One important limit: the Fair Credit Billing Act covers billing errors — wrong amounts, unauthorized charges, undelivered goods. It does not cover disputes about the quality of work or services. If a contractor did a poor job but charged the agreed amount, you can’t win a billing dispute on that basis alone. You’d need to resolve that directly with the vendor or through other legal channels.

Tax Deductibility of Credit Card Fees for Businesses

If you’re paying a business invoice with a credit card and the vendor charges a surcharge or convenience fee, that added cost is generally deductible as an ordinary and necessary business expense.9Office of the Law Revision Counsel. 26 USC 162 – Trade or Business Expenses The same applies to any annual fees or interest on a card used for business purchases, proportional to the business share of spending on that card. If you use a card 80% for business and 20% for personal expenses, you can deduct 80% of the fees.

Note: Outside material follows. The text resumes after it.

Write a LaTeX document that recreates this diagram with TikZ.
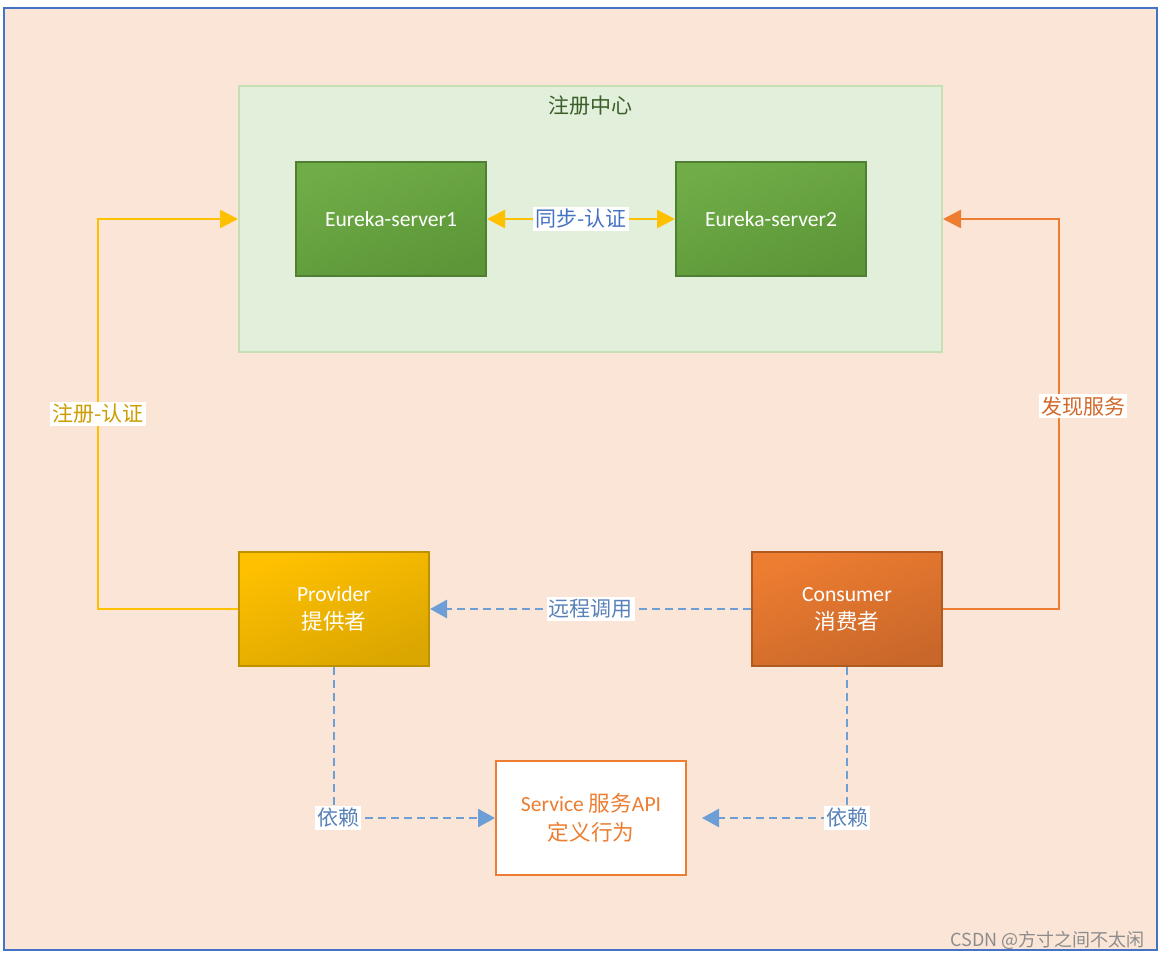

Keep records that link each surcharge to a specific business invoice. The deduction won’t offset the full cost of the fee, but it reduces the after-tax sting — particularly on large invoices where a 3% surcharge can run into hundreds or thousands of dollars.

After You Submit the Payment

Once you enter your payment details and confirm the transaction, the merchant’s payment gateway contacts your card issuer to verify you have enough available credit. If approved, you’ll receive a confirmation number — save it. A digital receipt usually arrives by email within minutes. The charge typically appears as pending on your account the same day, but final settlement takes two to three business days.

Keep the confirmation number and receipt until the charge posts to your statement and you’ve verified the amount matches the invoice. If the posted amount differs from what you authorized, that’s exactly the kind of billing error the Fair Credit Billing Act was designed to address — and the 60-day dispute clock starts when the statement containing the charge is sent to you.